5.3.2 Interaction and Social Bonding: The subjective impression questions which are based on interaction and social bonding (Table 2) indicates that there is significant differences on Q1, Q3 and Q6. The significance on Q1 implies that the multiparty conversation exhibits more human like approach rather than one to one communication. Also, the significance of Q3 in 3-NAMIDA case reveals to sense more animacy from multiparty conversation. Furthermore, the significance of Q6 depicts that the multiparty conversation exposes more natural way to convey the information.

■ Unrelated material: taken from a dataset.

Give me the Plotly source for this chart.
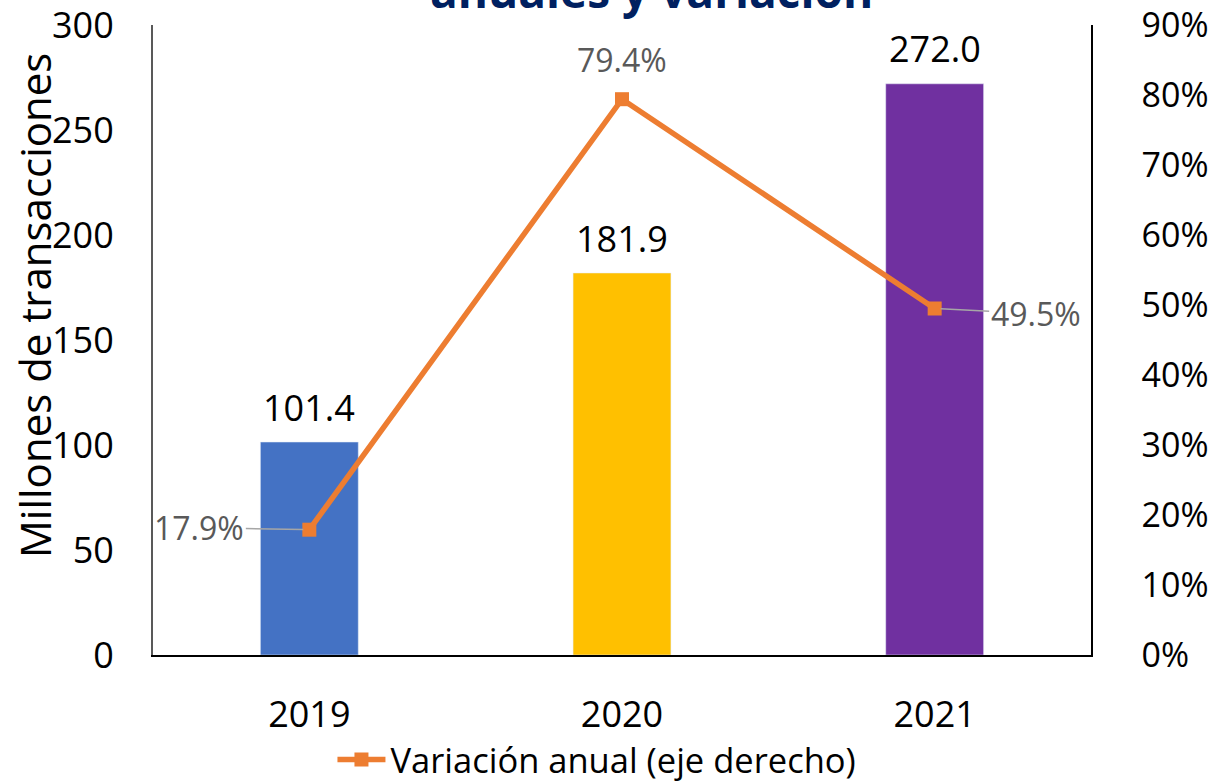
import plotly.graph_objects as go

years = ["2019", "2020", "2021"]
transacciones = [101.4, 181.9, 272.0]
variacion = [0.179, 0.794, 0.495]
bar_colors = ["#4472C4", "#FFC000", "#7030A0"]
bar_labels = ["101.4", "181.9", "272.0"]
var_labels = ["17.9%", "79.4%", "49.5%"]

FONT = "Open Sans"

fig = go.Figure()
fig.add_trace(go.Bar(
    x=years, y=transacciones, marker_color=bar_colors, width=0.313,
    showlegend=False, hoverinfo="skip", yaxis="y"
))
fig.add_trace(go.Scatter(
    x=years, y=variacion, mode="lines+markers", yaxis="y2",
    name="Variación anual (eje derecho)",
    line=dict(color="#ED7D31", width=5.5),
    marker=dict(symbol="square", size=14, color="#ED7D31"),
    showlegend=True
))

annotations = []
# bar value labels (x given as category index)
for i, (v, t) in enumerate(zip(transacciones, bar_labels)):
    annotations.append(dict(x=i, y=v, xref="x", yref="y", text=t, showarrow=False,
                            yshift=35, font=dict(size=36, color="#000000", family=FONT)))

# line labels
annotations.append(dict(x=0, y=variacion[0], xref="x", yref="y2", text=var_labels[0],
                        showarrow=True, arrowhead=0, arrowwidth=1.5, arrowcolor="#A6A6A6",
                        ax=-110, ay=-2, standoff=6,
                        font=dict(size=32, color="#595959", family=FONT)))
annotations.append(dict(x=1, y=variacion[1], xref="x", yref="y2", text=var_labels[1],
                        showarrow=False, yshift=40,
                        font=dict(size=32, color="#595959", family=FONT)))
annotations.append(dict(x=2, y=variacion[2], xref="x", yref="y2", text=var_labels[2],
                        showarrow=True, arrowhead=0, arrowwidth=1.5, arrowcolor="#A6A6A6",
                        ax=101, ay=5, standoff=6,
                        font=dict(size=32, color="#595959", family=FONT)))

# title (cut off at top)
annotations.append(dict(x=0.531, y=1.056, xref="paper", yref="paper", text="<b>anuales y variación</b>",
                        showarrow=False, yanchor="middle", xanchor="center",
                        font=dict(size=46, color="#002060", family=FONT)))
# y axis title
annotations.append(dict(x=-0.1258, y=0.5556, xref="paper", yref="paper", text="Millones de transacciones",
                        showarrow=False, textangle=-90, xanchor="center", yanchor="middle",
                        font=dict(size=42, color="#000000", family=FONT)))

fig.update_layout(
    width=1216, height=783,
    margin=dict(l=153, r=125, t=25, b=128, autoexpand=False),
    paper_bgcolor="white", plot_bgcolor="white",
    font=dict(family=FONT, size=36, color="#000000"),
    xaxis=dict(type="category", categoryorder="array", categoryarray=years, range=[-0.5, 2.5],
               showline=True, linecolor="#000000", linewidth=2, showgrid=False,
               tickfont=dict(size=36), ticks="outside", ticklen=27, tickcolor="rgba(0,0,0,0)"),
    yaxis=dict(range=[0, 300], dtick=50, showgrid=False, zeroline=False, showline=True,
               linecolor="#595959", linewidth=2, ticks="outside", ticklen=30,
               tickcolor="rgba(0,0,0,0)", tickfont=dict(size=36), ticklabeloverflow="allow"),
    yaxis2=dict(range=[0, 0.9], dtick=0.1, tickformat=".0%", overlaying="y", side="right",
                showgrid=False, zeroline=False, showline=True, linecolor="#000000", linewidth=1.5,
                ticks="outside", ticklen=42, tickcolor="rgba(0,0,0,0)", tickfont=dict(size=34),
                ticklabeloverflow="allow"),
    legend=dict(orientation="h", x=0.4733, y=-0.166, xanchor="center", yanchor="middle",
                font=dict(size=34.5, family=FONT), itemwidth=48),
    annotations=annotations,
)

fig.write_html("out.html", config={"displayModeBar": False},
               post_script="document.body.style.margin='0';")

On the other hand, the nonsignificant effect of Q2 can be interpret as the both system are adequate to convey the information. There is also nonsignificant difference for Q4 which means 1-NAMIDA and 3-NAMIDAs give almost the same feeling of being fellow(s) of the driver. Moreover the nonsignificant difference for Q5 indicates that both cases expose a high rated persuasiveness (Fig. 5) due to the well designed interface.

Fig. 5.
figure 5

Figure shows the result of Dali factors (left) and Interaction and Social Bonding (right) comparing 1-NAMIDA and 3-NAMIDAs

Table 2. Resulst of interaction and social bonding questionnaire indicates the significance state between 1-Namida and 3-Namida cases.

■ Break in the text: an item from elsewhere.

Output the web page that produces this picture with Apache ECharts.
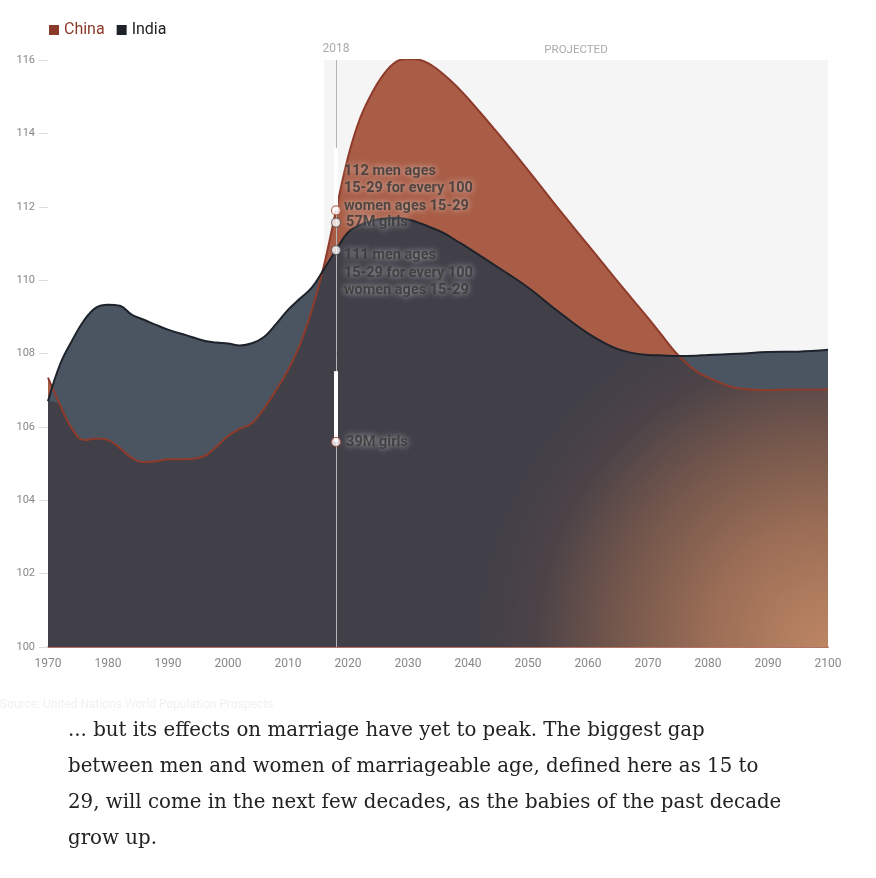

5.4 Discussion and Conclusion

Overall, both cases (1-Namida and 3-Namida) there were nonsignificant differences in DALI factors of Temporal and Situation Stress demands. The reason is the both NAMIDA interfaces were capable of establishing a well-disposed social driving agents when they convey the information such that participants were not pressured to be concern about the timing and therefore experienced no fatigue or discouragement feeling. The significance in Attention demand reveals that one to one communication has better effect on remembering the content of the conversation. Yet, the highly significant difference on Virtual demand implies that driver exerts more visual effort to understand and remember the content. Consequently, we can deduce that 3-NAMIDAs can assist to avoid from visual distraction (lack of focus on road), because this approach requires less visual effort. Moreover, the significant difference on Auditory demand reveals that listening a multiparty conversation including asking questions, giving answers and discussions, requires less effort to understand the content.

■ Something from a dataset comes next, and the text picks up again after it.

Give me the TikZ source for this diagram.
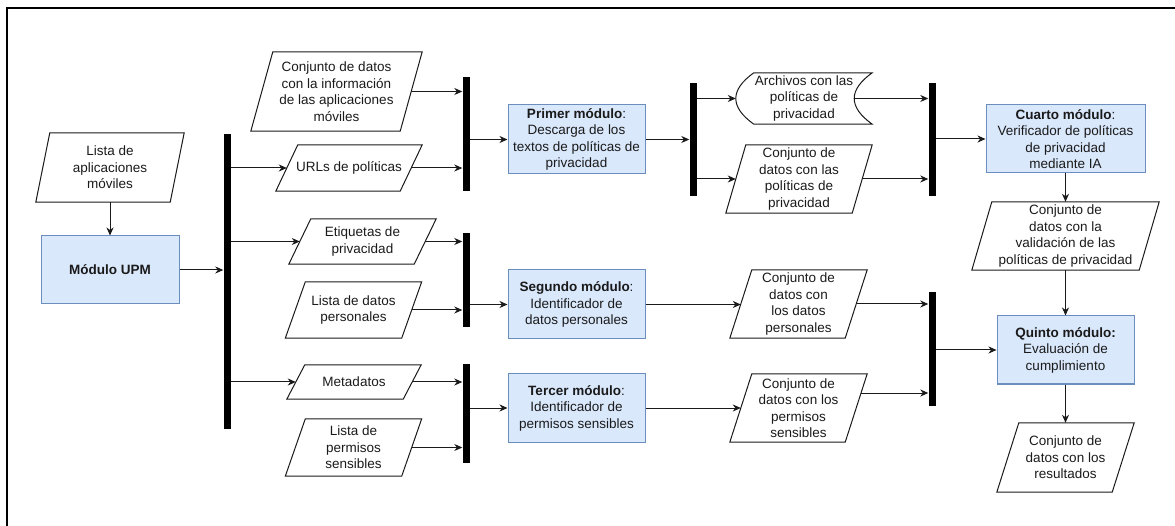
\documentclass[tikz,border=0pt]{standalone}
\usepackage{fontspec}
\setmainfont{Liberation Sans}
\usetikzlibrary{arrows.meta}
\definecolor{bluefill}{HTML}{DAE8FC}
\definecolor{blueline}{HTML}{6C8EBF}
\definecolor{ink}{HTML}{1A1A1A}
\newcommand\mkpara[2]{\draw[shp] ([xshift=-#2pt]#1.south west) -- ([xshift=#2pt]#1.north west) -- ([xshift=#2pt]#1.north east) -- ([xshift=-#2pt]#1.south east) -- cycle;}
\begin{document}
\begin{tikzpicture}[x=1pt,y=-1pt,
  txt/.style={font=\fontsize{13.5}{16.5}\selectfont, text=ink, align=center},
  io/.style={txt, draw=none, inner sep=0pt},
  module/.style={txt, draw=blueline, fill=bluefill, line width=1pt, inner sep=0pt},
  bar/.style={fill=black, draw=none, minimum width=7pt, inner sep=0pt},
  arr/.style={-{Stealth[length=8pt,width=7pt,inset=2.5pt]}, line width=1pt, draw=ink},
  shp/.style={draw=ink, line width=1pt}
]
\useasboundingbox (0,0) rectangle (1175,526);
\draw[line width=1.2pt] (7,526) -- (7,8) -- (1175,8);

% input/output parallelograms
\node[io, minimum width=134pt, minimum height=69pt] (lista) at (110,167.5) {Lista de\\aplicaciones\\móviles};
\node[io, minimum width=149pt, minimum height=79pt] (info) at (336.5,91.5) {Conjunto de datos\\con la información\\de las aplicaciones\\móviles};
\node[io, minimum width=124pt, minimum height=46pt] (urls) at (349,168) {URLs de políticas};
\node[io, minimum width=125pt, minimum height=45pt] (etiq) at (362.5,241.5) {Etiquetas de\\privacidad};
\node[io, minimum width=116pt, minimum height=56pt] (listadp) at (353.5,310) {Lista de datos\\personales};
\node[io, minimum width=116pt, minimum height=34pt] (meta) at (354,382) {Metadatos};
\node[io, minimum width=116pt, minimum height=57pt] (listaps) at (353.5,447.5) {Lista de\\permisos\\sensibles};
\node[io, minimum width=136pt, minimum height=51pt] (archivos) at (804,98.5) {Archivos con las\\políticas de\\privacidad};
\node[io, minimum width=126pt, minimum height=68pt] (conjpol) at (799,179) {Conjunto de\\datos con las\\políticas de\\privacidad};
\node[io, minimum width=167pt, minimum height=68pt] (valid) at (1065.5,236) {Conjunto de\\datos con la\\validación de las\\políticas de privacidad};
\node[io, minimum width=115pt, minimum height=68pt] (cdp) at (798.5,304) {Conjunto de\\datos con\\los datos\\personales};
\node[io, minimum width=115pt, minimum height=68pt] (cps) at (798.5,408) {Conjunto de\\datos con los\\permisos\\sensibles};
\node[io, minimum width=115pt, minimum height=69pt] (result) at (1065.5,457.5) {Conjunto de\\datos con los\\resultados};

\mkpara{lista}{7}
\mkpara{info}{11}
\mkpara{urls}{11}
\mkpara{etiq}{11}
\mkpara{listadp}{10}
\mkpara{meta}{9}
\mkpara{listaps}{10}
\mkpara{conjpol}{10}
\mkpara{valid}{10}
\mkpara{cdp}{11}
\mkpara{cps}{11}
\mkpara{result}{11}

% data storage shape
\draw[shp] ([xshift=18pt]archivos.north west) -- (archivos.north east)
  .. controls ([xshift=-24pt,yshift=8.5pt]archivos.east) and ([xshift=-24pt,yshift=-8.5pt]archivos.east) .. (archivos.south east)
  -- ([xshift=18pt]archivos.south west)
  .. controls ([xshift=-6pt,yshift=-8.5pt]archivos.west) and ([xshift=-6pt,yshift=8.5pt]archivos.west) .. ([xshift=18pt]archivos.north west) -- cycle;

% modules
\node[module, minimum width=138pt, minimum height=68pt] (upm) at (110,270) {\textbf{Módulo UPM}};
\node[module, minimum width=137pt, minimum height=69pt] (primer) at (576.5,139.5) {\textbf{Primer módulo}:\\Descarga de los\\textos de políticas de\\privacidad};
\node[module, minimum width=137pt, minimum height=69pt] (segundo) at (576.5,304.5) {\textbf{Segundo módulo}:\\Identificador de\\datos personales};
\node[module, minimum width=137pt, minimum height=68pt] (tercer) at (576.5,408) {\textbf{Tercer módulo}:\\Identificador de\\permisos sensibles};
\node[module, minimum width=159pt, minimum height=68pt] (cuarto) at (1065.5,139) {\textbf{Cuarto módulo}:\\Verificador de políticas\\de privacidad\\mediante IA};
\node[module, minimum width=137pt, minimum height=68pt] (quinto) at (1065.5,350) {\textbf{Quinto módulo:}\\Evaluación de\\cumplimiento};

% bars
\node[bar, minimum height=295pt] (bar0) at (227,281.5) {};
\node[bar, minimum height=114pt] (bar1) at (466,134) {};
\node[bar, minimum height=94pt] (bar2) at (466,280) {};
\node[bar, minimum height=99pt] (bar3) at (466,413.5) {};
\node[bar, minimum height=113pt] (bar4) at (693,139.5) {};
\node[bar, minimum height=113pt] (bar5) at (932,139.5) {};
\node[bar, minimum height=114pt] (bar6) at (932,349) {};

\coordinate (arcout) at ([xshift=-18pt]archivos.east);
\coordinate (cpsout) at ([shift={(4.9pt,15pt)}]cps.east);

% connectors
\draw[arr] (lista.south) -- (upm.north);
\draw[arr] (upm.east) -- (upm.east -| bar0.west);
\draw[arr] (bar0.east |- urls.west) -- (urls.west);
\draw[arr] (bar0.east |- etiq.west) -- (etiq.west);
\draw[arr] (bar0.east |- meta.west) -- (meta.west);

\draw[arr] (info.east) -- (info.east -| bar1.west);
\draw[arr] (urls.east) -- (urls.east -| bar1.west);
\draw[arr] (bar1.east |- primer.west) -- (primer.west);

\draw[arr] (etiq.east) -- (etiq.east -| bar2.west);
\draw[arr] (listadp.east) -- (listadp.east -| bar2.west);
\draw[arr] (bar2.east |- segundo.west) -- (segundo.west);

\draw[arr] (meta.east) -- (meta.east -| bar3.west);
\draw[arr] (listaps.east) -- (listaps.east -| bar3.west);
\draw[arr] (bar3.east |- tercer.west) -- (tercer.west);

\draw[arr] (primer.east) -- (primer.east -| bar4.west);
\draw[arr] (bar4.east |- archivos.west) -- (archivos.west);
\draw[arr] (bar4.east |- conjpol.west) -- (conjpol.west);

\draw[arr] (arcout) -- (arcout -| bar5.west);
\draw[arr] (conjpol.east) -- (conjpol.east -| bar5.west);
\draw[arr] (bar5.east |- cuarto.west) -- (cuarto.west);

\draw[arr] (cuarto.south) -- (valid.north);
\draw[arr] (valid.south) -- (quinto.north);

\draw[arr] (segundo.east) -- (segundo.east -| cdp.west);
\draw[arr] (tercer.east) -- (tercer.east -| cps.west);
\draw[arr] (cdp.east) -- (cdp.east -| bar6.west);
\draw[arr] (cpsout) -- (cpsout -| bar6.west);
\draw[arr] (bar6.east |- quinto.west) -- (quinto.west);
\draw[arr] (quinto.south) -- (result.north);
\end{tikzpicture}
\end{document}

According to the subjective impression questionnaire, 3-NAMIDAs interface presents the feeling of humanlike and spontaneous conversation more than the 1-NAMIDA does. This state infers that it is possible to create a social environment with multiparty based driving agents inside a car. The humanlike sense gives the feeling of the system (3-NAMIDAs) is far beyond of being just an instrument. The natural conversation manner of the multiparty conversation provides an enjoyable driving experience. In addition, the significantly highly rated animacy for 3-NAMIDAs implies that multiparty based interfaces expose more life-likeness which would be a core contribution to human-robot interaction research area. In our future work, we intend to implement a user-tracking mechanism in NAMIDA to use it in an interactive multiparty conversation to improve efficiency and sociability inside the vehicle.